Dans "Les chamanistes du Bouddha vivant." (In : Études mongoles et sibériennes, cahier 17, 1986. Les chamanistes du Bouddha vivant. pp. 3-207),  Sandagsürengijn Badamxatan et Marie-Dominique Even rapportent le conte suivant, appartenant à la culture orale darxad :


Le milan et le traquet.

Il y a bien longtemps, le milan et le traquet partirent au loin pour étudier les cinq langues : alors que le petit traquet, intelligent et plein d'ardeur à l'étude, apprenait à siffler comme les hommes pour appeler les chevaux, à hennir comme les chevaux, à chanter comme la flûte et sur un ton grave, le milan passait son temps à dormir et n'apprenait rien. Un jour à son réveil, il entendit le cri d'un poulain qui venait de naître : il apprit à l'imiter et s’en revint. C'est pourquoi le traquet est capable de chanter et de parler en plusieurs langues alors que le milan ne connaît rien d'autre que le cri du poulain.

 




Littérature :


Jean-Loup Trassard, Traquet motteux ou L'agronome sifflotant (Essais, Collection Corps neuf, Éditions Le Temps qu'il fait, 2010)

 

Christian Authier, dans un article intitulé "« Le Traquet kurde » de Jean Rolin" (Blog Culture 31, 30 juin 2023) nous invite à découvrir cet ouvrage :


Dans Le Traquet kurde, publié en 2018, l’auteur de L’Organisation se lance à la recherche de cet oiseau rare qui « ayant hiverné dans divers pays riverains de la mer Rouge ou du golfe Persique, se reproduit à partir du mois d’avril dans une zone montagneuse courant du sud-est de la Turquie à l’ouest de l’Iran, laquelle correspond assez exactement à la zone de peuplement kurde. » Bizarrement, en mai 2015, un spécimen mâle fut observé au sommet du puy de Dôme, bien loin de ses territoires de prédilection.

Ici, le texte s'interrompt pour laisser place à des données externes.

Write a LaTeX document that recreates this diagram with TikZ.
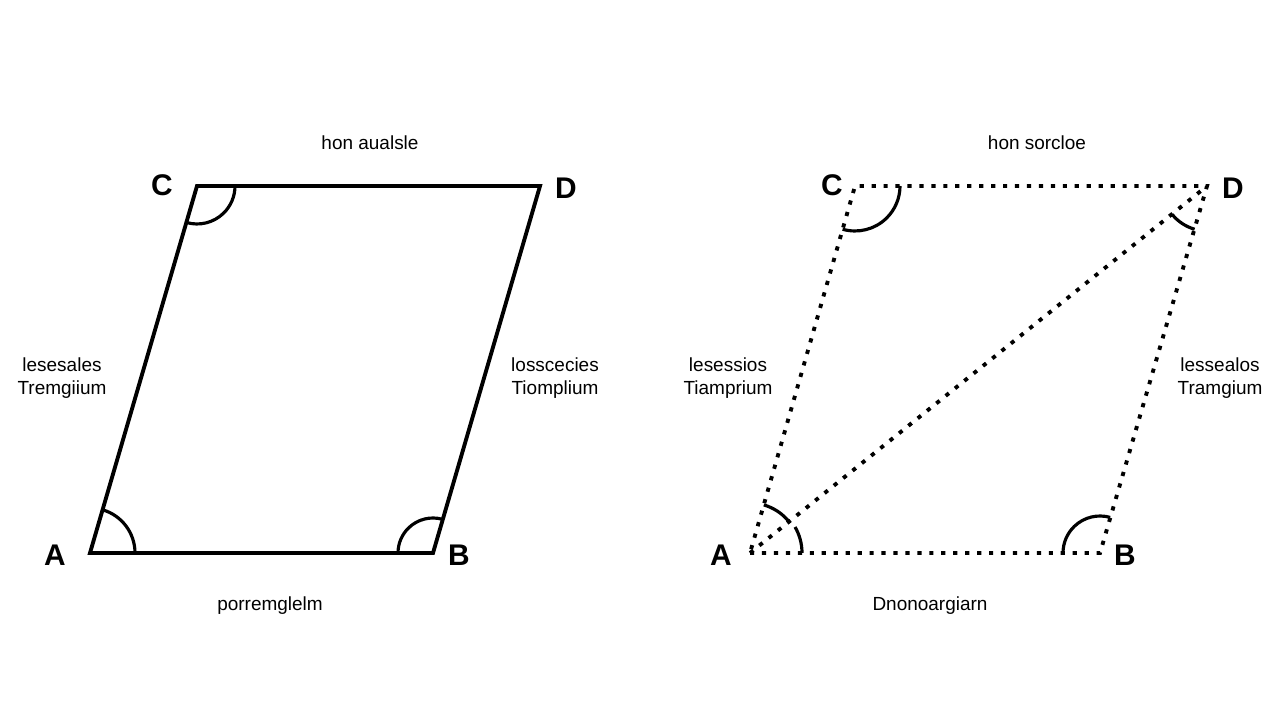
\documentclass[tikz,border=0pt]{standalone}
\usepackage{fontspec}
\setmainfont{Liberation Sans}
\begin{document}
\begin{tikzpicture}[
  solidl/.style={line width=1.1pt},
  dotl/.style={line width=1.1pt, dash pattern=on 1.2pt off 2.2pt},
  arcl/.style={line width=0.9pt},
  vlab/.style={font=\fontsize{8.5}{9}\selectfont\bfseries},
  tlab/.style={font=\fontsize{5.4}{6.6}\selectfont, align=center}]
\useasboundingbox (0,0) rectangle (12.8,7.2);
% left
\coordinate (A) at (0.90,1.67); \coordinate (B) at (4.33,1.67);
\coordinate (D) at (5.40,5.34); \coordinate (C) at (1.97,5.34);
\draw[solidl] (A) -- (B) -- (D) -- (C) -- cycle;
\draw[arcl] ([shift={(0:0.45)}]A) arc (0:74:0.45);
\draw[arcl] ([shift={(74:0.35)}]B) arc (74:180:0.35);
\draw[arcl] ([shift={(254:0.38)}]C) arc (254:360:0.38);
\node[vlab] (la) at (0.55,1.65) {A};
\node[vlab] (lb) at (4.59,1.65) {B};
\node[vlab] (lc) at (1.62,5.35) {C};
\node[vlab] (ld) at (5.66,5.32) {D};
\node[tlab] (t1) at (3.70,5.77) {hon aualsle};
\node[tlab] (t2) at (0.62,3.42) {lesesales\\Tremgiium};
\node[tlab] (t3) at (5.55,3.42) {losscecies\\Tiomplium};
\node[tlab] (t4) at (2.70,1.14) {porremglelm};
% right
\coordinate (A2) at (7.50,1.67); \coordinate (B2) at (11.00,1.67);
\coordinate (D2) at (12.07,5.34); \coordinate (C2) at (8.55,5.34);
\draw[dotl] (A2) -- (B2) -- (D2) -- (C2) -- cycle;
\draw[dotl] (A2) -- (D2);
\draw[arcl] ([shift={(39:0.50)}]A2) arc (39:74:0.50);
\draw[arcl] ([shift={(0:0.52)}]A2) arc (0:30:0.52);
\draw[arcl] ([shift={(74:0.37)}]B2) arc (74:180:0.37);
\draw[arcl] ([shift={(254:0.45)}]C2) arc (254:360:0.45);
\draw[arcl] ([shift={(219:0.45)}]D2) arc (219:254:0.45);
\node[vlab] (la2) at (7.21,1.65) {A};
\node[vlab] (lb2) at (11.25,1.65) {B};
\node[vlab] (lc2) at (8.32,5.35) {C};
\node[vlab] (ld2) at (12.33,5.32) {D};
\node[tlab] (u1) at (10.37,5.77) {hon sorcloe};
\node[tlab] (u2) at (7.28,3.42) {lesessios\\Tiamprium};
\node[tlab] (u3) at (12.20,3.42) {lessealos\\Tramgium};
\node[tlab] (u4) at (9.30,1.14) {Dnonoargiarn};
\end{tikzpicture}
\end{document}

L’événement suscita la curiosité des spécialistes, parmi lesquels Rolin relevant que, peu avant cette visite inopinée, une milice kurde repoussa un assaut de l’État islamique contre la ville de Kobané, sur la frontière entre la Syrie et la Turquie : « si fortuite que soit cette coïncidence, il est probable que sans le regain de sympathie pour la cause kurde suscitée par les événements de Kobané, le caractère également kurde du traquet égaré au sommet du puy de Dôme n’aurait pas éveillé le même intérêt. »


Drôles d’oiseaux : Voici donc Jean Rolin sur la piste du petit oiseau qu’il poursuit aussi bien dans des livres savants que dans les zones kurdes d’Irak ou de Turquie. Traité d’ornithologie, de géopolitique, d’histoire et de littérature, Le Traquet kurde renferme mille merveilles et offre aux lecteurs des rencontres avec des personnages que l’on n’oublie pas. On comprend au fil des pages que la connaissance et l’observation des oiseaux ne sont pas toujours étrangères à la guerre, à l’espionnage, à la diplomatie, voire au meurtre. Dans la famille de ces drôles d’oiseaux (aventuriers, officiers, conseillers de princes…), la figure de René de Naurois brille d’un éclat particulier. Ornithologue et prêtre, il aida des Juifs à trouver refuge à l’étranger sous l’Occupation avant de rejoindre Londres puis de débarquer en Normandie avec le commando Kieffer en qualité d’aumônier.

Le Traquet kurde est une promenade érudite, insolite, délicate, cocasse, sensible, où l’objet de la quête compte moins que le voyage qu’elle justifie. La tragédie n’est jamais loin. Sous le regard des oiseaux, les Kurdes comme les chrétiens d’Orient s’efforcent depuis longtemps de survivre face à des ennemis implacables. Par la limpidité de sa langue, par son rythme et sa musicalité, Rolin nous emmène là où il veut. C’est un guide discret, au regard perçant, dont le flegme britannique dissimule une fantaisie échappée du monde de Tintin. Sous sa plume, l’apparente banalité se métamorphose en poésie. Durant la Grande Guerre, sur les lignes de front, des hommes observaient des oiseaux (et la réciproque était sans doute vraie), nous dit Jean Rolin. C’est peut-être la leçon à retenir du Traquet kurde : même dans le chaos du monde, la beauté subsiste et résiste.